The Climate & Ecosystems Division (https://eesa.lbl.gov/our-people/division/climate-ecosystem-sciences) at Lawrence Berkeley National Laboratory (Berkeley Lab) invites applications for a Climate Statistics Postdoctoral Scholar to join a project aimed at understanding observed changes in extreme weather: the Calibrated and Systematic Characterization, Attribution, and Detection of Extremes (CASCADE) project. Research within CASCADE advances our understanding of climate extremes and enhances our ability to attribute and project changes in extremes. You will use of world-class High-Performance Computing resources at the National Energy Research Scientific Computing center (NERSC), and it will potentially involve the use and evaluation of a new, cutting edge climate model: the Energy Exascale Earth-system Model (E3SM).
What You Will Do:
Work closely with a team that is developing novel statistical methodology for characterizing extreme weather events and their corresponding climatology.
Evaluate precipitation statistics, from an event-focused perspective, in observations and climate model output.
Use advanced Earth System Models to test hypotheses about how natural variability and external forcing interact to modulate extreme weather systems.

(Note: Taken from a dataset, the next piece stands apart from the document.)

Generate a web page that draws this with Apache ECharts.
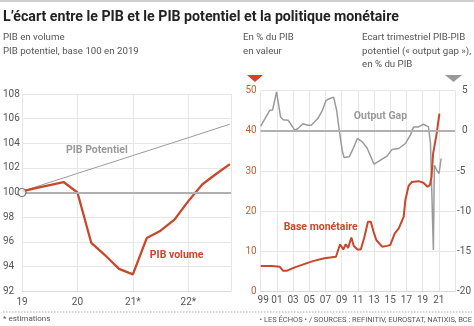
<!DOCTYPE html>
<html><head><meta charset="utf-8">
<script src="https://cdn.jsdelivr.net/npm/echarts@6/dist/echarts.min.js"></script>
<style>html,body{margin:0;padding:0;background:#fff}#c{width:474px;height:326px}</style>
</head><body><div id="c"></div>
<script>
// Left panel: GDP volume vs potential (base 100 = 2019)
const pibX = [2019.0,2019.25,2019.5,2019.75,2020.0,2020.25,2020.5,2020.75,2021.0,2021.25,2021.5,2021.75,2022.0,2022.25,2022.5,2022.75];
const pibVolume = [100.1,100.35,100.6,100.85,100.0,95.9,94.9,93.8,93.35,96.3,96.9,97.8,99.3,100.65,101.5,102.3];
const potX = [2019.0,2020.0,2021.0,2022.0,2022.75];
const pibPotentiel = [100.1,101.55,103.0,104.45,105.55];
const leftTicks = {2019:'19',2020:'20',2021:'21*',2022:'22*'};

// Right panel: monetary base (% GDP) and output gap (% GDP)
const gapX = [1999.0,2000.14,2000.47,2000.96,2001.45,2001.77,2002.38,2003.2,2003.6,2004.2,2004.83,2005.24,2006.05,2006.59,2007.08,2007.48,2008.0,2008.38,2008.7,2009.1,2009.3,2009.93,2010.33,2010.95,2011.56,2012.17,2013.0,2013.8,2014.6,2015.23,2016.05,2016.87,2017.48,2017.89,2018.5,2019.1,2019.72,2019.97,2020.33,2020.45,2020.74,2021.03,2021.28];
const outputGap = [0.6,2.57,2.6,4.85,1.74,1.4,1.33,0.09,0.3,0.9,0.7,0.7,1.54,2.48,3.8,4.0,4.2,2.57,0.09,-2.6,-3.3,-3.23,-2.4,-0.95,-1.36,-2.19,-4.14,-3.64,-3.14,-2.3,-2.19,-1.57,-0.53,0.5,0.5,0.83,0.5,-1.5,-14.8,-4.26,-4.88,-5.3,-3.43];
const baseX = [1999.0,2000.35,2001.36,2001.77,2002.2,2003.2,2004.0,2005.44,2006.87,2008.3,2008.5,2008.8,2009.2,2009.5,2009.8,2010.2,2010.5,2010.95,2011.36,2011.77,2012.25,2012.6,2013.0,2013.3,2014.0,2014.6,2015.0,2015.56,2016.05,2016.66,2016.87,2017.27,2017.68,2018.5,2019.1,2019.6,2019.9,2020.1,2020.3,2020.74,2021.07];
const baseMonetaire = [6.4,6.4,6.2,5.2,5.2,6.06,6.6,7.6,8.3,8.7,9.1,11.8,10.5,11.8,10.9,13.5,11.35,10.5,10.5,13.3,17.4,17.4,14.5,12.8,11.2,11.4,11.6,14.5,15.75,18.6,22.8,26.3,27.3,27.5,27.1,26.1,26.5,28.6,34.4,39.4,44.3];

const ORANGE = '#c9472a';
const GRAYL = '#9a9a9a';
const FONT = 'Roboto, "Open Sans", sans-serif';
const zip = (xs, ys) => xs.map((x, i) => [x, ys[i]]);

const chart = echarts.init(document.getElementById('c'), null, {renderer: 'canvas'});
chart.setOption({
  animation: false,
  textStyle: {fontFamily: FONT},
  grid: [
    {left: 21, top: 94, width: 210, height: 197},
    {left: 260.7, top: 90.7, width: 196, height: 201}
  ],
  xAxis: [
    {gridIndex: 0, type: 'value', min: 2019, max: 2022.77, interval: 1,
     axisLine: {show: true, lineStyle: {color: '#d8d8d8'}}, axisTick: {show: false},
     splitLine: {show: true, lineStyle: {color: '#e6e6e6'}},
     axisLabel: {color: '#555', fontSize: 10, margin: 6, fontFamily: FONT, showMinLabel: true,
       formatter: v => leftTicks[v] || ''}},
    {gridIndex: 1, type: 'value', min: 1999, max: 2023, interval: 2,
     axisLine: {show: true, lineStyle: {color: '#d8d8d8'}}, axisTick: {show: false},
     splitLine: {show: true, lineStyle: {color: '#e6e6e6'}},
     axisLabel: {color: '#555', fontSize: 10, margin: 4, fontFamily: FONT, showMinLabel: true, hideOverlap: false,
       formatter: v => (v === 2023 ? '' : (v === 1999 ? '  99' : String(v % 100).padStart(2, '0')))}}
  ],
  yAxis: [
    {gridIndex: 0, type: 'value', min: 92, max: 108, interval: 2,
     axisLine: {show: false}, axisTick: {show: false},
     splitLine: {lineStyle: {color: '#e6e6e6'}},
     axisLabel: {color: '#555', fontSize: 10, align: 'left', margin: 19, fontFamily: FONT}},
    {gridIndex: 1, type: 'value', min: 0, max: 50, interval: 10,
     axisLine: {show: false}, axisTick: {show: false},
     splitLine: {lineStyle: {color: '#e6e6e6'}},
     axisLabel: {color: '#c0603a', fontSize: 10, margin: 4, fontFamily: FONT}},
    {gridIndex: 1, type: 'value', position: 'right', min: -20, max: 5, interval: 5,
     axisLine: {show: false}, axisTick: {show: false},
     splitLine: {show: false},
     axisLabel: {color: '#555', fontSize: 10, margin: 2, align: 'left', fontFamily: FONT,
       formatter: v => (v < 0 ? '-' + Math.abs(v) : '  ' + v)}}
  ],
  series: [
    {type: 'line', xAxisIndex: 0, yAxisIndex: 0, data: zip(potX, pibPotentiel), symbol: 'none',
     lineStyle: {color: GRAYL, width: 1}, silent: true, z: 3,
     markPoint: {symbol: 'circle', symbolSize: 0, data: [{coord: [2020.35, 103.4]}],
       label: {show: true, position: 'inside', formatter: 'PIB Potentiel', color: GRAYL, fontWeight: 'bold', fontSize: 10.5, fontFamily: FONT}}},
    {type: 'line', xAxisIndex: 0, yAxisIndex: 0, data: zip(pibX, pibVolume), symbol: 'none',
     lineStyle: {color: ORANGE, width: 2.3}, silent: true, z: 4,
     markLine: {silent: true, symbol: 'none', label: {show: false}, lineStyle: {color: '#b0b0b0', width: 2, type: 'solid'},
       data: [{yAxis: 100}]},
     markPoint: {symbol: 'circle', symbolSize: 0, data: [{coord: [2021.79, 94.92]}],
       label: {show: true, position: 'inside', formatter: 'PIB volume', color: ORANGE, fontWeight: 'bold', fontSize: 10.5, fontFamily: FONT}}},
    {type: 'scatter', xAxisIndex: 0, yAxisIndex: 0, data: [[2019, 100]], symbol: 'circle', symbolSize: 8,
     itemStyle: {color: '#fff', borderColor: '#555', borderWidth: 1.2}, z: 6, silent: true},
    {type: 'line', xAxisIndex: 1, yAxisIndex: 2, data: zip(gapX, outputGap), symbol: 'none',
     lineStyle: {color: GRAYL, width: 1.5}, silent: true, z: 3,
     markLine: {silent: true, symbol: 'none', label: {show: false}, lineStyle: {color: '#b0b0b0', width: 2, type: 'solid'},
       data: [{yAxis: 0}]},
     markPoint: {symbol: 'circle', symbolSize: 0, data: [{coord: [2013.79, 1.83]}],
       label: {show: true, position: 'inside', formatter: 'Output Gap', color: GRAYL, fontWeight: 'bold', fontSize: 10.5, fontFamily: FONT}}},
    {type: 'line', xAxisIndex: 1, yAxisIndex: 1, data: zip(baseX, baseMonetaire), symbol: 'none',
     lineStyle: {color: ORANGE, width: 2}, silent: true, z: 4,
     markPoint: {symbol: 'circle', symbolSize: 0, data: [{coord: [2006.4, 16.1]}],
       label: {show: true, position: 'inside', formatter: 'Base monétaire', color: ORANGE, fontWeight: 'bold', fontSize: 10.5, fontFamily: FONT}}}
  ],
  graphic: [
    {type: 'rect', shape: {x: 0, y: 0, width: 474, height: 2}, style: {fill: '#cfcfcf'}},
    {type: 'text', left: 3, top: 10, style: {text: 'L’écart entre le PIB et le PIB potentiel et la politique monétaire', fill: '#222', font: 'bold 14.2px ' + FONT}},
    {type: 'text', left: 3, top: 31, style: {text: 'PIB en volume\nPIB potentiel, base 100 en 2019', fill: '#555', font: '9.7px ' + FONT, lineHeight: 13.5}},
    {type: 'text', left: 243, top: 31, style: {text: 'En % du PIB\nen valeur', fill: '#555', font: '9.7px ' + FONT, lineHeight: 13.5}},
    {type: 'text', left: 362, top: 31, style: {text: 'Ecart trimestriel PIB-PIB\npotentiel (« output gap »),\nen % du PIB', fill: '#555', font: '9.7px ' + FONT, lineHeight: 13.5}},
    {type: 'polygon', shape: {points: [[247, 75], [263, 75], [255, 82]]}, style: {fill: '#d8401f'}},
    {type: 'polygon', shape: {points: [[445, 75], [462, 75], [453.5, 82]]}, style: {fill: '#999'}},
    {type: 'line', shape: {x1: 3, y1: 312, x2: 472, y2: 312}, style: {stroke: '#aaa', lineWidth: 1, lineDash: [1.5, 1.5]}},
    {type: 'text', left: 3, top: 315, style: {text: '* estimations', fill: '#555', font: '8px ' + FONT}},
    {type: 'text', right: 2, top: 316, style: {text: '• LES ÉCHOS • / SOURCES : REFINITIV, EUROSTAT, NATIXIS, BCE', fill: '#555', font: '7.5px ' + FONT}}
  ]
});
</script></body></html>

Author technical reports and peer-reviewed journal articles.
Work collaboratively in a large multidisciplinary research team.
Successfully contribute to an active intellectual environment.
Focus on developing and/or utilizing advanced extreme value analysis and methods for a variety of weather processes and phenomena, including precipitation, temperature, and storm systems (e.g., atmospheric rivers, extratropical cyclones, tropical cyclones, and fronts).
Characterizing correlated and multivariate extremes (both over space and for multiple variables) is of particular interest.
Understand how natural variability and external forcings (e.g. greenhouse gasses) interact to modulate weather systems associated with extreme events.
Contribute to the development of methods for application to observational and model-based datasets.
Work closely with a vibrant, multidisciplinary team that includes experts in atmospheric science, statistics, and computer science.
What Is Required:
Recent Ph.D. in statistics, applied mathematics, computer science, or a closely related field.
Demonstrated ability to perform comprehensive statistical analyses making use of different subsets of simulations, evaluation datasets, and advanced analysis techniques.
Demonstrated proficiency with R and other programming languages.
Demonstrated excellent oral and written communications skills for presentation of research.
Ability to work effectively in a large and integrated team.
Experience in extreme value analysis, weather/climate phenomena, and development of statistical methodology.
The posting shall remain open until the position is filled.
This is a full time, 2 year, postdoctoral appointment with the possibility of renewal based upon satisfactory job performance, continuing availability of funds and ongoing operational needs. You must have less than 3 years paid postdoctoral experience. Salary for Postdoctoral positions depends on years of experience post-degree.
Full-time, M-F, exempt (monthly paid) from overtime pay.
This position is represented by a union for collective bargaining purposes.
Salary will be predetermined based on postdoctoral step rates.
This position may be subject to a background check. Any convictions will be evaluated to determine if they directly relate to the responsibilities and requirements of the position. Having a conviction history will not automatically disqualify an applicant from being considered for employment.
Work will be primarily performed at: Lawrence Berkeley National Lab, 1 Cyclotron Road, Berkeley, CA.
Berkeley Lab (LBNL, http://www.lbl.gov/) addresses the world’s most urgent scientific challenges by advancing sustainable energy, protecting human health, creating new materials, and revealing the origin and fate of the universe. Founded in 1931, Berkeley Lab’s scientific expertise has been recognized with 13 Nobel prizes. The University of California manages Berkeley Lab for the U.S. Department of Energy’s Office of Science.